Take Back the Truth: Combating Papal Power and the Religious Right - Book Review
Humanist, Jan-Feb, 2003 by Edd Doerr
by Joanna Manning (New York, NY: Crossroad Publishing Company, 2002); 176 pp; $16.95 paper
On November 11, 2002, I had the pleasure of attending a book signing in Washington, D.C., sponsored by Catholics for a Free Choice. Author and activist Joanna Manning discussed her new book, Take Back the Truth: Combating Papal Power and the Religious Right. Manning is a devout Canadian Catholic who, though small in stature, is a powerful speaker and even more forceful writer.
In her speeches and her book Manning takes on what she calls the "dissident minority" in the Roman Catholic Church, by which she means Pope John Paul II and his myrmidons, the majority of cardinals and bishops who have turned their backs on the modest reforms of the Second Vatican Council (1962-1965). Manning accuses the church's power structure of authoritarianism, patriarchalism, and indifference toward the rights of women and children. She condemns the coverups of clerical sexual abuse of children in North America and Europe and of sexual abuse of nuns in the developing world. She charges that victims of abuse must all too often go outside the church to seek justice.
Manning is eloquent in describing the convergence of interests of the bishops in North America with those of the fundamentalist religious right. Their "family values" are not those of most Americans and most Catholics, featuring as they do opposition to women's rights and reproductive freedom on the one hand and, on the other, support for male dominance and exploitation of the environment and the world's poor.
The author challenges Opus Dei (Latin for "God's Work"), the semi-secret, ultraconservative Catholic organization whose founder, Spanish priest Josemaria Escriva de Balaguer, was rushed to sainthood by his admirer, John Paul II, in October 2002. Manning refers to Opus Dei as "a Catholic version of [Jerry Falwell's] Moral Majority" and shows the ideological links between the bishops and Pat Robertson's Christian Coalition.

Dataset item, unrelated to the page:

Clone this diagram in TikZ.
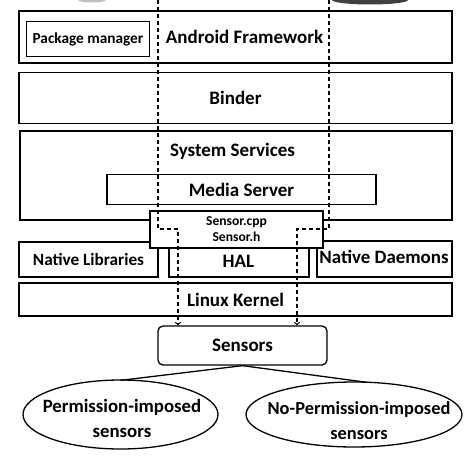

Manning, a devout Catholic, makes clear something that I have been articulating for some time now, that it is a serious mistake to think of the U.S. population as divided into vertical denominational columns (Catholics, Methodists, Jews, Muslims, humanists and others) when reality dictates that the divisions or polarities should be viewed horizontally, with moderate to progressive Catholics, Protestants, Jews, Muslims, and others facing forward and religious right Catholics, Protestants, Jews, Muslims, and others pointing backward.
Manning's observations and conclusions merit the widest possible attention. She speaks for millions who communicate by their silence, their absence in Sunday worship, and their closed checkbooks.
Edd Doerr is the immediate past president of the American Humanist Association and president of Americans for Religious Liberty.